How TV Ruined Your Life is a British satirical television series written and presented by Charlie Brooker. Brooker, whose earlier TV-related programmes include How to Watch Television, Charlie Brooker's Screenwipe and You Have Been Watching, examines how the medium has bent reality to fit its own ends. Produced by Zeppotron, the series aired its first episode in January 2011.

==Reception==
The series was reviewed mildly positively, with some criticism of the series' topic, some positive remarks about specific segments, and some abuse in jest from Brooker's colleagues at The Guardian: "Ha! I mean, boo!
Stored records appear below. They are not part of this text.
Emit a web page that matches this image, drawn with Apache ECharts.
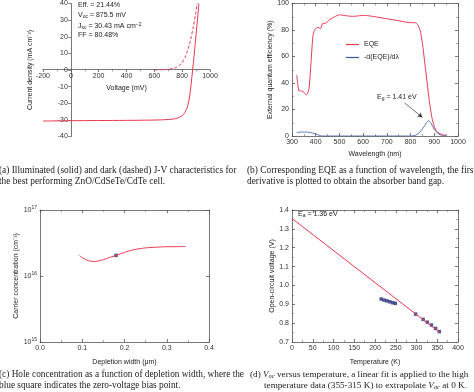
<!DOCTYPE html>
<html><head><meta charset="utf-8">
<script src="https://cdn.jsdelivr.net/npm/echarts@6/dist/echarts.min.js"></script>
<style>html,body{margin:0;padding:0;background:#fff}#c{width:474px;height:392px}</style>
</head><body><div id="c"></div>
<script>
// (a) J-V
const jvVoltage = [-200,0,200,400,600,700,750,780,800,820,840,855,865,875,885,895,905,913,920];
const jvLight   = [-30.7,-30.5,-30.4,-30.3,-30.1,-29.8,-29.3,-28.5,-27.5,-25.5,-21.5,-15,-8,0,8,17,26,33,40];
const darkVoltage = [600,650,700,750,780,800,820,840,860,880,895,908];
const darkCurrent = [0,0.1,0.4,1.3,2.8,4.5,7.5,12,18,26,33,40];
// (b) EQE
const eqeWavelength = [320,325,330,340,350,360,365,372,380,388,395,410,420,430,440,460,480,500,520,540,560,580,600,620,650,700,750,800,820,830,840,850,860,870,880,890,900,910,920,940,950];
const eqeValue      = [46,38,34,34,33,31,32,36,55,75,80,82,81,85,85,88,90,91.5,91,90.5,90.3,90.7,91,90.8,90,88.5,87,85.5,85.5,84,80,70,55,40,25,14,7,3.5,2,0.8,0.5];
const derivWavelength = [320,340,360,380,400,420,430,450,600,800,820,840,860,875,885,900,915,930,950];
const derivValue      = [2.5,3,3,2.5,1.5,0.3,0,0,0,0,0.5,3,8,11.5,10,5,2,0.5,0];
// (c) C-V profile
const depthWidth = [0.093,0.1,0.11,0.12,0.13,0.14,0.15,0.16,0.17,0.18,0.2,0.22,0.24,0.26,0.28,0.3,0.32,0.345];
const carrierConc = [2.05e16,1.9e16,1.75e16,1.68e16,1.66e16,1.7e16,1.77e16,1.86e16,1.96e16,2.05e16,2.28e16,2.48e16,2.62e16,2.7e16,2.74e16,2.78e16,2.78e16,2.8e16];
const zeroBias = [0.18, 2.05e16];
// (d) Voc vs T
const tempK = [215,222,229,236,243,249,298,316,326,336,346,355];
const vocV  = [0.928,0.922,0.918,0.913,0.908,0.905,0.848,0.82,0.805,0.79,0.772,0.755];
const fitT = [0,355];
const fitV = [1.355,0.752];

const zip = (a,b)=>a.map((v,i)=>[v,b[i]]);
const RED = '#e8384f', BLUE = '#3a5aa8', NAVY = '#26307a';
const AX = '#555';
const lbl = {fontSize:7, color:'#333', fontFamily:'Liberation Sans', margin:3, formatter:v=>String(v)};
const nm = {fontSize:7, color:'#222', fontFamily:'Liberation Sans'};

function mainAx(o){
  return Object.assign({
    type:'value', axisLine:{show:true, onZero:false, lineStyle:{color:AX, width:0.8}},
    axisTick:{show:true, inside:true, length:3, lineStyle:{color:AX, width:0.8}},
    minorTick:{show:true, splitNumber:2, length:1.8, lineStyle:{color:AX, width:0.6}},
    splitLine:{show:false}, axisLabel:lbl, nameTextStyle:nm, nameLocation:'middle'
  }, o);
}
function mirrorAx(o){
  return Object.assign(mainAx({}), {axisLabel:{show:false}}, o);
}

// grid (a) geometry
const aLeft = 43, aRight = 264, aTop = 2.5, aBottom = 255.5;
const aW = 474 - aLeft - aRight, aH = 392 - aTop - aBottom;
const aXmin = -200, aXmax = 1000, aYmin = -40, aYmax = 40;
const xZeroOff = -aH * (0 - aYmin) / (aYmax - aYmin);
const yZeroOff = -aW * (0 - aXmin) / (aXmax - aXmin);

const chart = echarts.init(document.getElementById('c'), null, {renderer:'canvas'});
const option = {
  animation:false,
  grid:[
    {left:aLeft, right:aRight, top:aTop, bottom:aBottom},
    {left:292, right:16, top:3, bottom:256},
    {left:40, right:265, top:210, bottom:50},
    {left:292, right:16, top:210, bottom:50}
  ],
  xAxis:[
    mainAx({gridIndex:0, min:aXmin, max:aXmax, interval:200, name:'Voltage (mV)', nameGap:15, offset:xZeroOff,
      axisTick:{show:true, inside:false, length:2.5, lineStyle:{color:AX, width:0.8}}}),
    mainAx({gridIndex:1, min:300, max:1000, interval:100, name:'Wavelength (nm)', nameGap:15}),
    mirrorAx({gridIndex:1, min:300, max:1000, interval:100, position:'top'}),
    mainAx({gridIndex:2, min:0, max:0.4, interval:0.1, name:'Depletion width (μm)', nameGap:17,
      axisLabel:Object.assign({}, lbl, {formatter:v=>v.toFixed(1)})}),
    mirrorAx({gridIndex:2, min:0, max:0.4, interval:0.1, position:'top'}),
    mainAx({gridIndex:3, min:0, max:400, interval:50, name:'Temperature (K)', nameGap:17}),
    mirrorAx({gridIndex:3, min:0, max:400, interval:50, position:'top'})
  ],
  yAxis:[
    mainAx({gridIndex:0, min:aYmin, max:aYmax, interval:10, name:'Current density (mA cm⁻²)', nameGap:37, offset:yZeroOff,
      axisTick:{show:true, inside:false, length:2.5, lineStyle:{color:AX, width:0.8}},
      minorTick:{show:false}}),
    mainAx({gridIndex:1, min:0, max:100, interval:20, name:'External quantum efficiency (%)', nameGap:17}),
    mirrorAx({gridIndex:1, min:0, max:100, interval:20, position:'right'}),
    mainAx({gridIndex:2, type:'log', logBase:10, min:1e15, max:1e17, name:'Carrier concentration (cm⁻³)', nameGap:18,
      minorTick:{show:false},
      axisLabel:Object.assign({}, lbl, {formatter:v=>'10{s|'+Math.round(Math.log10(v))+'}',
        rich:{s:{fontSize:5, verticalAlign:'top', padding:[0,0,4,0], fontFamily:'Liberation Sans', color:'#333'}}})}),
    mirrorAx({gridIndex:2, type:'log', logBase:10, min:1e15, max:1e17, position:'right', minorTick:{show:false}}),
    mainAx({gridIndex:3, min:0.7, max:1.4, interval:0.1, name:'Open-circuit voltage (V)', nameGap:16,
      axisLabel:Object.assign({}, lbl, {formatter:v=>v.toFixed(1)})}),
    mirrorAx({gridIndex:3, min:0.7, max:1.4, interval:0.1, position:'right'})
  ],
  legend:{left:341, top:36, orient:'vertical', icon:'rect', itemWidth:13, itemHeight:1.2, itemGap:6,
    textStyle:{fontSize:7, fontFamily:'Liberation Sans', color:'#222'},
    data:['EQE','-d(EQE)/dλ']},
  series:[
    {type:'line', xAxisIndex:0, yAxisIndex:0, data:zip(jvVoltage,jvLight), smooth:0.3, symbol:'none',
      lineStyle:{color:RED, width:1}},
    {type:'line', xAxisIndex:0, yAxisIndex:0, data:zip(darkVoltage,darkCurrent), smooth:0.3, symbol:'none',
      lineStyle:{color:RED, width:1, type:[3,2]}},
    {name:'EQE', type:'line', xAxisIndex:1, yAxisIndex:1, data:zip(eqeWavelength,eqeValue), smooth:0.2, symbol:'none',
      itemStyle:{color:RED}, lineStyle:{color:RED, width:1}},
    {name:'-d(EQE)/dλ', type:'line', xAxisIndex:1, yAxisIndex:1, data:zip(derivWavelength,derivValue), smooth:0.3, symbol:'none',
      itemStyle:{color:BLUE}, lineStyle:{color:BLUE, width:0.8},
      markLine:{silent:true, symbol:['none','arrow'], symbolSize:[4,5], label:{show:false},
        lineStyle:{color:'#333', width:0.7, type:'solid'},
        data:[[{coord:[775,25]},{coord:[850,14]}]]}},
    {type:'line', xAxisIndex:3, yAxisIndex:3, data:zip(depthWidth,carrierConc), smooth:0.4, symbol:'none',
      lineStyle:{color:RED, width:1}},
    {type:'scatter', xAxisIndex:3, yAxisIndex:3, data:[zeroBias], symbol:'rect', symbolSize:3.5, itemStyle:{color:NAVY}},
    {type:'line', xAxisIndex:5, yAxisIndex:5, data:zip(fitT,fitV), symbol:'none', lineStyle:{color:RED, width:1}},
    {type:'scatter', xAxisIndex:5, yAxisIndex:5, data:zip(tempK,vocV), symbol:'rect', symbolSize:3.5, itemStyle:{color:NAVY}}
  ],
  graphic:[]
};

const tf = {fontSize:7, fontFamily:'Liberation Sans', fill:'#222'};
const subRich = {s:{fontSize:5, fontFamily:'Liberation Sans', fill:'#222', verticalAlign:'bottom', padding:[3,0,0,0]},
                 p:{fontSize:5, fontFamily:'Liberation Sans', fill:'#222', verticalAlign:'top', padding:[0,0,3,0]}};
function txt(x,y,text,extra){
  return {type:'text', left:x, top:y, silent:true, style:Object.assign({text:text, rich:subRich}, tf, extra||{})};
}
option.graphic.push(
  txt(78,2,'Eff. = 21.44%'),
  txt(78,12,'V{s|oc} = 875.5 mV'),
  txt(78,22,'J{s|sc} = 30.43 mA cm{p|−2}'),
  txt(78,32,'FF = 80.48%'),
  txt(377,94,'E{s|g} = 1.41 eV'),
  txt(298,211,'E{s|a} = 1.36 eV')
);
function cap(x,y,text,fs){
  const capRich = {i:{fontStyle:'italic', fontSize:fs, fontFamily:'Liberation Serif', fill:'#222'},
                   s:{fontStyle:'italic', fontSize:fs*0.7, fontFamily:'Liberation Serif', fill:'#222', verticalAlign:'bottom', padding:[3,0,0,0]}};
  return {type:'text', left:x, top:y, silent:true,
    style:{text:text, rich:capRich, fontSize:fs, fontFamily:'Liberation Serif', fill:'#222'}};
}
option.graphic.push(
  cap(-1,166,'(a) Illuminated (solid) and dark (dashed) J-V characteristics for',9.4),
  cap(-1,177,'the best performing ZnO/CdSeTe/CdTe cell.',9.4),
  cap(247,166,'(b) Corresponding EQE as a function of wavelength, the first',9.4),
  cap(247,177,'derivative is plotted to obtain the absorber band gap.',9.4),
  cap(-1,370,'(c) Hole concentration as a function of depletion width, where the',9.3),
  cap(-1,381,'blue square indicates the zero-voltage bias point.',9.3),
  cap(250,370,'(d) {i|V}{s|oc} versus temperature, a linear fit is applied to the high',9.2),
  cap(264,381,'temperature data (355-315 K) to extrapolate {i|V}{s|oc} at 0 K.',9.2)
);
chart.setOption(option);
</script></body></html>
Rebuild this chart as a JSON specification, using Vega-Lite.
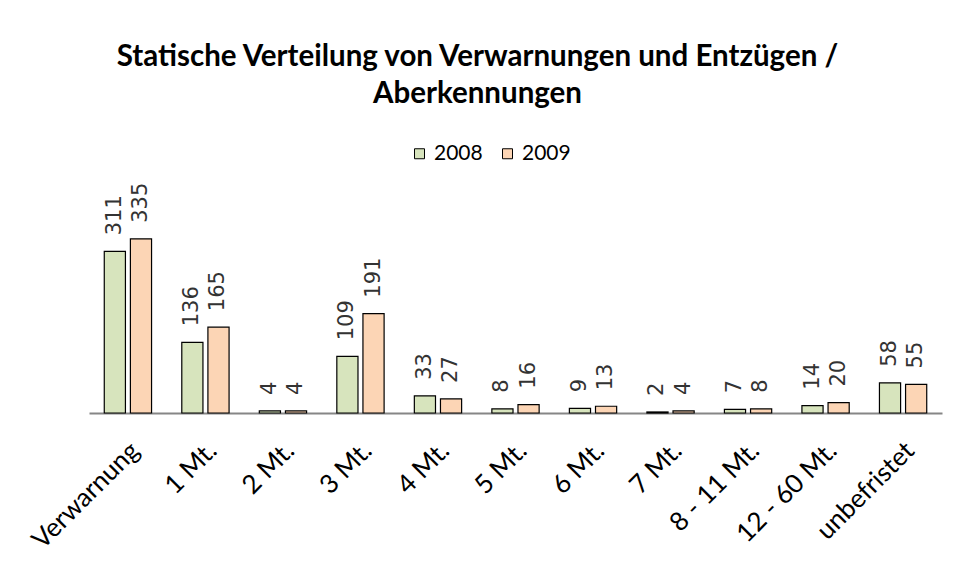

I hate him." In the Scotsman, it was noted that "though so far Brooker hasn't been pulling any punches", some of Brooker's topics were deemed too broad, some of his targets were called "too familiar", and Brooker himself "may be heading towards one of those programmes he has so savagely parodied." The Metro enjoyed Brooker's making "merrily sardonic hay", and found his skewering of some TV fearmongering "spot on", but found his targets pretty easy, "nicking TV news ('like looking directly in the face of terror') with flesh-wounds when once upon a time he would have gone for the heart", and described the show as "cobbled together."

==Episodes==

| No. | Title | Written by | Original release date |
| 1 | "Fear" | Charlie Brooker | 25 January 2011 |
Brooker discusses early public information films, criticising them for their often patronising and hysterical tones before comparing them to the more dramatic recent equivalents.
| 2 | "The Lifecycle" | Charlie Brooker | 1 February 2011 |
Brooker looks into how television is marketed towards different age groups, paying particular attention to how marketing towards the latter group has changed over the years.
| 3 | "Aspiration" | Charlie Brooker | 8 February 2011 |
Brooker defines "aspirational television" and credits the origin of this style of idealised TV to advertisers "attaching fantasies to the products they were hawking", comparing adverts between decades. Brooker also comments on the shifting portrayal of wealthy people and the protective idolization of children.
| 4 | "Love" | Charlie Brooker | 15 February 2011 |
This episode covers the depiction of romantic and sexual love on TV.
| 5 | "Progress" | Charlie Brooker | 1 March 2011 |
Brooker discusses human technological progress and how it and aspirations of it are shown on TV.
| 6 | "Knowledge" | Charlie Brooker | 8 March 2011 |
This episode is about informative TV. Brooker begins by illustrating clichés of "documentary-type" presenters such as Andrew Marr. He comments on early programmes which introduced TV to the classroom.